Once the decision has been made for early entrance, the choice is difficult to reverse. If a child is evaluated as a good candidate for early entrance to kindergarten, it is important that all stakeholders are supportive of the decision.


Below are examples of what to look for in the areas of ability, achievement, aptitude and behavior.

My child seems advanced beyond other children his/her age in these ways:

  • understands the meanings and use of words better than other children his/her age;
  • is curious about many things and asks questions often;
  • is very good at working puzzles or solving problems;
  • has a great sense of humor and understands jokes more than other children his/her age;
  • has a good memory and remembers details of conversations or stories;
  • is interested in difficult concepts such as time and space;
  • concentrates on certain activities much longer than other children his/her age;
  • reads (and understands text) in picture books or chapter books;
  • figures out math-related problems better than other children his/her age.

Expectations of Kindergarten Students

Kindergarten, like many other areas of education, has changed considerably over the past couple of decades. Today’s kindergarten students are engaged in a rigorous instructional program. Ohio, along with many other states across the United States, has adopted Common CORE for the purpose of preparing Ohioans to meet the demands of the knowledge-based economy and the needs of the 21st Century.


What are some important school and academic factors?

My child:

  • enjoys leaning new information or skills;
  • participates in community-sponsored activities such as sports, dance, gymnastics, library and museum programs;
  • believes he/she is capable of succeeding at new tasks;
  • has the ability to attend, or pay attention, for relatively long periods of instruction;
  • he/she can draw and trace basic shapes and cut with scissors.

What are some important developmental factors?

My child has the following developmental characteristics:

  • He/she has average fine and large motor coordination (i.e., holding a pencil, skipping);
  • He/she is able to use the computer to play games or find information;
  • He/she can use the bathroom without adult help;
  • He/she can button and zip up shirts and pants, tie or Velcro shoes and put on and take off his/her coat;
  • He/she is able to separate from the parent without being upset.

What are some important interpersonal skills for entering school?

My child:

  • thoughtfully considers feedback and criticism and modifies behavior appropriately;
  • often behaves in a way that is positive and effective;
  • has good interpersonal skills with age-mates, as well as with both older and younger children and with adults;
  • has excellent interpersonal relationships with adults in a teaching role;
  • has the ability to follow routines.

What are some important attitudes and supports necessary for success in school?

  • My child is enthusiastic about going to kindergarten.
  • As a parent, I understand that a child’s success in school depends on support provided at home.

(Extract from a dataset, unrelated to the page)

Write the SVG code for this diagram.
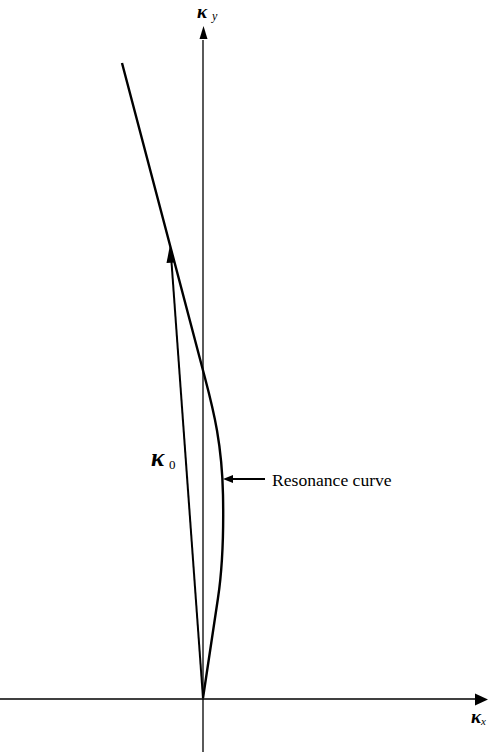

I am able to give my child additional support to help in his/her transition to a new setting with much higher academic demands than he/she encountered in preschool.

Ohio Department of Education Website

Parents can easily access information about kindergarten on the Ohio Department of Education’s website, which can be found at education.ohio.gov.

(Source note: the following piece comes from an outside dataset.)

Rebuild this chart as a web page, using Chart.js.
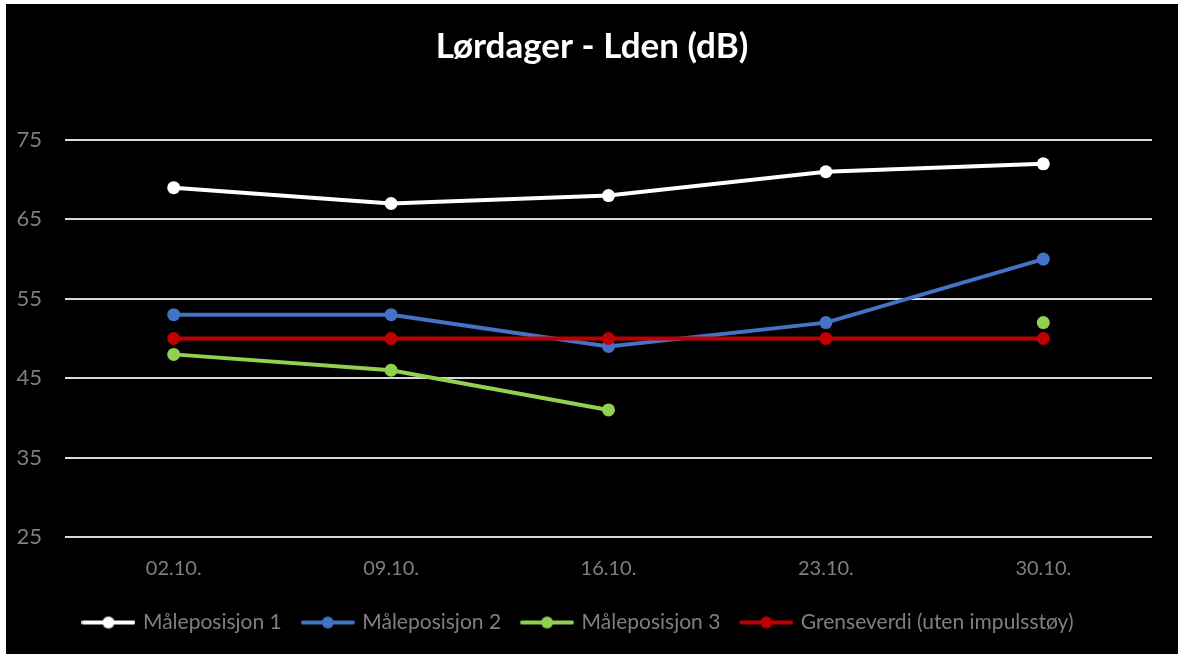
<!DOCTYPE html>
<html>
<head>
<meta charset="utf-8">
<script src="https://cdn.jsdelivr.net/npm/chart.js@4.4.1/dist/chart.umd.min.js"></script>
<style>
  html, body { margin: 0; padding: 0; background: #ffffff; width: 1178px; height: 654px; overflow: hidden; }
  #wrap { position: absolute; left: 6px; top: 4px; width: 1172px; height: 650px; background: #000000; }
  canvas { display: block; }
</style>
</head>
<body>
<div id="wrap"><canvas id="c" width="1172" height="650"></canvas></div>
<script>
const categories = ['02.10.', '09.10.', '16.10.', '23.10.', '30.10.'];
const seriesNames = ['Måleposisjon 1', 'Måleposisjon 2', 'Måleposisjon 3', 'Grenseverdi (uten impulsstøy)'];
const pos1 = [69, 67, 68, 71, 72];
const pos2 = [53, 53, 49, 52, 60];
const pos3 = [48, 46, 41, null, 52];
const limit = [50, 50, 50, 50, 50];
const yTicks = [25, 35, 45, 55, 65, 75];
const colors = ['#ffffff', '#4472c4', '#92d050', '#c00000'];
const titleText = 'Lørdager - Lden (dB)';

const FONT = 'Lato, Calibri, "Open Sans", sans-serif';
const GRAY = '#7f7f7f';
const LEGEND_BOTTOM_PAD = 11;

function legendIcon(color) {
  const cv = document.createElement('canvas');
  cv.width = 54; cv.height = 14;
  const g = cv.getContext('2d');
  g.strokeStyle = color; g.lineWidth = 4; g.lineCap = 'round';
  g.beginPath(); g.moveTo(2, 7); g.lineTo(52, 7); g.stroke();
  g.fillStyle = color;
  g.beginPath(); g.arc(27, 7, 6, 0, Math.PI * 2); g.fill();
  return cv;
}

const allData = [pos1, pos2, pos3, limit];
const datasets = allData.map((d, i) => ({
  label: seriesNames[i],
  data: d,
  borderColor: colors[i],
  backgroundColor: colors[i],
  borderWidth: 4,
  pointRadius: 6.5,
  pointHoverRadius: 6.5,
  pointBorderWidth: 0,
  tension: 0,
  spanGaps: false,
  order: 3 - i
}));

// Center the title on the full canvas width (layout padding only meant for plot/legend)
const centerTitle = {
  id: 'centerTitle',
  afterLayout(chart) {
    if (chart.titleBlock) { chart.titleBlock.left = 0; chart.titleBlock.right = chart.width; }
  }
};

new Chart(document.getElementById('c'), {
  type: 'line',
  data: { labels: categories, datasets },
  plugins: [centerTitle],
  options: {
    responsive: false,
    animation: false,
    devicePixelRatio: 1,
    layout: { padding: { left: 0, right: 26, top: 0, bottom: LEGEND_BOTTOM_PAD } },
    plugins: {
      tooltip: { enabled: false },
      title: {
        display: true,
        text: titleText,
        color: '#ffffff',
        font: { family: FONT, size: 35, weight: 'bold', lineHeight: 1.2 },
        padding: { top: 22, bottom: 72 }
      },
      legend: {
        position: 'bottom',
        labels: {
          color: GRAY,
          font: { family: FONT, size: 21 },
          usePointStyle: true,
          pointStyleWidth: 48,
          padding: 22,
          generateLabels(chart) {
            return chart.data.datasets.map((ds, i) => ({
              text: ds.label,
              fillStyle: ds.borderColor,
              strokeStyle: ds.borderColor,
              fontColor: GRAY,
              lineWidth: 0,
              pointStyle: legendIcon(ds.borderColor),
              hidden: false,
              datasetIndex: i
            }));
          }
        }
      }
    },
    scales: {
      x: {
        offset: true,
        grid: { display: false, drawTicks: false },
        border: { display: false },
        ticks: { color: GRAY, font: { family: FONT, size: 20 }, padding: 20, maxRotation: 0 },
        afterFit(s) { s.height = 650 - LEGEND_BOTTOM_PAD - 533 - s.chart.legend.height; }
      },
      y: {
        min: 25, max: 75,
        afterBuildTicks(s) { s.ticks = yTicks.map(v => ({ value: v })); },
        grid: { color: '#d9d9d9', lineWidth: 2, drawTicks: false, tickLength: 0 },
        border: { display: false },
        ticks: { color: GRAY, font: { family: FONT, size: 22 }, padding: 23 },
        afterFit(s) { s.width = 59; }
      }
    }
  }
});
</script>
</body>
</html>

The Ohio Department of Education’s website also contains useful information about the next generation of assessments. Understanding a child’s learning and development is critical to both families and educators. As of the fall of 2014, a new Kindergarten Readiness Assessment (KRA) was used which is based on Ohio’s Early Learning and Development Standards.

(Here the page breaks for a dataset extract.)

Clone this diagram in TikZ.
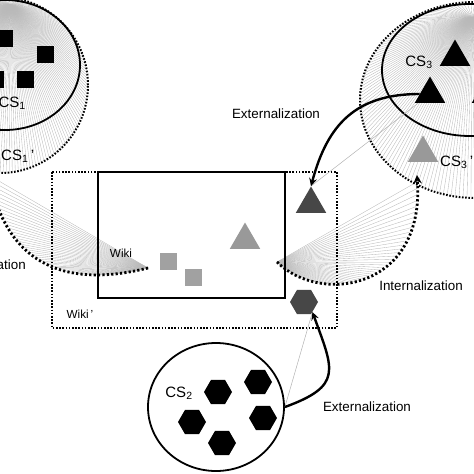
\documentclass[tikz,border=0pt]{standalone}
\usepackage{fontspec}
\setmainfont{Liberation Sans}
\usetikzlibrary{shapes.geometric,calc}

\begin{document}
\begin{tikzpicture}[x=1pt,y=-1pt,
    ray/.style={draw=gray!55,line width=0.35pt,solid,-},
    csline/.style={draw,ellipse,line width=1.8pt,inner sep=0pt},
    csdots/.style={draw,ellipse,line width=2pt,inner sep=0pt,dash pattern=on 1.6pt off 1.6pt},
    fan/.style={line width=2.8pt,dash pattern=on 2.2pt off 2.2pt,-stealth},
    link/.style={draw=gray!60,line width=0.5pt},
    push/.style={line width=2.4pt,-stealth},
    sq/.style={rectangle,minimum size=17pt,inner sep=0pt},
    tri/.style={regular polygon,regular polygon sides=3,minimum size=35pt,inner sep=0pt},
    hexa/.style={regular polygon,regular polygon sides=6,minimum size=28pt,inner sep=0pt},
    lbl/.style={inner sep=0pt,font=\fontsize{13.4}{15}\selectfont},
    cslbl/.style={inner sep=0pt,font=\fontsize{15}{17}\selectfont}]

    \useasboundingbox (0,0) rectangle (474,474);
    \clip (0,0) rectangle (474,474);

    \coordinate (top1) at (10,5);%vertice CS1'
    \coordinate (top3) at (472,18);%vertice CS3'
    \coordinate (c1p) at (0,85);
    \coordinate (c3p) at (475,100);
    \coordinate (wikiL) at (148,268);
    \coordinate (wikiR) at (277,262);

    %Rayos
    \foreach \a in {0,2,...,358}{
        \draw[ray] (top1)--($(c1p)+(\a:88 and 88)$);
        \draw[ray] (top3)--($(c3p)+(\a:115 and 98)$);
    }
    \foreach \t [evaluate=\t as \s using 1-\t] in {0,0.02,...,1}{
        \pgfmathsetmacro{\bx}{\s^3*148+3*\s^2*\t*60+3*\s*\t^2*5+\t^3*(-12)}
        \pgfmathsetmacro{\by}{\s^3*268+3*\s^2*\t*290+3*\s*\t^2*260+\t^3*170}
        \pgfmathsetmacro{\cx}{\s^3*277+3*\s^2*\t*320+3*\s*\t^2*425+\t^3*417}
        \pgfmathsetmacro{\cy}{\s^3*262+3*\s^2*\t*305+3*\s*\t^2*290+\t^3*175}
        \draw[ray] (wikiL)--(\bx,\by);
        \draw[ray] (wikiR)--(\cx,\cy);
    }

    %Circulos
    \node[csdots,minimum width=176pt,minimum height=176pt] (cs1p) at (c1p) {};
    \node[csline,minimum width=150pt,minimum height=130pt] (cs1) at (5,65) {};
    \node[csdots,minimum width=230pt,minimum height=196pt] (cs3p) at (c3p) {};
    \node[csline,minimum width=176pt,minimum height=132pt] (cs3) at (470,70) {};
    \node[csline,minimum width=136pt,minimum height=128pt] (cs2) at (216,407) {};

    %Wiki
    \draw[line width=1.8pt,dash pattern=on 1.6pt off 1.6pt] (52,172) rectangle (337,328);
    \draw[line width=1.8pt] (98,172) rectangle (285,298);

    %Abanicos
    \draw[fan] (wikiL) .. controls (60,290) and (5,260) .. (-12,170);
    \draw[fan] (wikiR) .. controls (320,305) and (425,290) .. (417,175);

    %Figuras
    \foreach \p [count=\i] in {(4,38),(45,54),(-5,79),(25,79)}
        \node[sq,fill=black] (sqa\i) at \p {};
    \node[sq,fill=black!37] (sqw1) at (168,261) {};
    \node[sq,fill=black!37] (sqw2) at (193,277) {};
    \node[tri,fill=black!40] (triw) at (245,240) {};
    \node[tri,fill=black!72] (wtri) at (311,204) {};
    \node[hexa,fill=black!72] (whex) at (304,302) {};
    \node[tri,fill=black] (tri31) at (455,57) {};
    \node[tri,fill=black] (tri32) at (430,94) {};
    \node[tri,fill=black] (tri33) at (487,94) {};
    \node[tri,fill=black!40] (tri3p) at (423,153) {};
    \foreach \p [count=\i] in {(218,392),(258,382),(192,422),(263,418),(222,443)}
        \node[hexa,fill=black] (hex\i) at \p {};

    %Flechas
    \draw[link] (tri32)--(wtri.corner 1);
    \draw[push] (tri32.west) to[out=180,in=75,looseness=1.15] (wtri.corner 1);
    \draw[link] (cs2.east)--(whex.-50);
    \draw[push] (cs2.east) to[out=20,in=-70,looseness=1.6] (whex.-50);

    %Etiquetas
    \node[cslbl,anchor=east] (l1) at (26,103) {CS\textsubscript{1}};
    \node[cslbl,anchor=west] (l1p) at (1,156) {CS\textsubscript{1}\,'};
    \node[cslbl] (l3) at (419,62) {CS\textsubscript{3}};
    \node[cslbl,anchor=west] (l3p) at (440,162) {CS\textsubscript{3}\,'};
    \node[cslbl] (l2) at (179,393) {CS\textsubscript{2}};
    \node[lbl,font=\fontsize{11.7}{13}\selectfont] (lw) at (121,253) {Wiki};
    \node[lbl,font=\fontsize{11.7}{13}\selectfont] (lwp) at (80,314) {Wiki\,'};
    \node[lbl] (ext3) at (276,114) {Externalization};
    \node[lbl] (int3) at (421,286) {Internalization};
    \node[lbl] (ext2) at (367,407) {Externalization};
    \node[lbl,anchor=east] (int1) at (26,265) {Internalization};

\end{tikzpicture}
\end{document}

The Kindergarten Readiness Assessment (KRA) will give kindergarten teachers a comprehensive picture of a child’s learning and development at kindergarten entry, pinpointing where each child is in physical well- being and motor development, language and literacy, mathematics, science, social studies and social skills.


WHCSD’s kindergarten is a full-day program. Students are expected to participate in the academic program throughout the day.

Age Eligibility: A student must be 5 years of age to enter kindergarten. Compulsory school age is 6. However, if a child enters kindergarten at age 5, he/she is considered to be of compulsory school age. No district shall admit to the first grade a child who has not successfully completed kindergarten.

Warrensville City School District considers a child eligible for entrance into “regular” kindergarten if he/she attains the age of 5 on or before September 30th of the year he/she applies for entrance.


Applying for Early Entrance to Kindergarten

  • If you believe that your child may be a good candidate for early entrance to kindergarten, you may download an application packet by visiting our website: http://www.warrensville.k12.oh.us and selecting DEPARTMENTS. Select SPECIAL EDUCATION and scroll down until you see the word “Early Entrance” on the left side of the page. The application for testing should be the first form on that page.
  • Download and complete the application. Return the application to the Office of Special Education by scanning and emailing or dropping it off at the 4285 Warrensville Center Road enter through the office of Pupil Personal. Contact information is located on the application form.
  • All evaluations will be scheduled through the Office of Special Education. Your application will be processed and the appropriate assessments will be scheduled.

Early Entrance to Kindergarten Evaluation Procedure

The Warrensville Heights City School District evaluates students for early entrance to kindergarten using the Iowa Acceleration Scale, 3rd Edition (IAS) in accordance with ODE Model Policy for Academic Acceleration. As required, an Acceleration Evaluation Committee will review the results of the comprehensive evaluation and determine the most appropriate available learning environment for your child.


The Acceleration Evaluation Committee Members consists of:

  • the child’s receiving principal or assistant principal
  • a teacher at the grade level to which the student may be accelerated
  • a parent or legal guardian of the referred student or a representative designated by a parent or legal guardian of the referred child
  • a gifted intervention specialist. If a gifted coordinator or gifted intervention specialist is not available in the district, a school psychologist or guidance counselor with expertise in the appropriate use of academic acceleration may be substituted.

Once all of the required acceleration documents have been received, arrangements will be made to begin the evaluation process.

  • You will bring your child to John Dewey Elementary School at 23404 Emery Road, Warrensville Heights, Ohio 44128, for screening and testing by a school psychologist. Your child will be scheduled for the test, which takes approximately two hours. Testing will be performed by a school psychologist using the following testing methods. Screening will take place starting in April.
  • When your child’s results are calculated, the Acceleration Evaluation Team will schedule an appointment for you to attend a meeting where the Iowa Acceleration Scale, 3rd Edition will be used to determine the outcome of your child’s evaluation. The team will conduct a fair and thorough evaluation of the child. Results will be known by the conclusion of the meeting.
  • If your child is recommended for early entrance to kindergarten you will receive an acceptance letter with instructions on how to register your child for kindergarten.
  • If your child is not recommended for early entrance to kindergarten, you will receive a letter with a recommendation for the WHCSD Preschool Program, and instructions on how to register your child for preschool.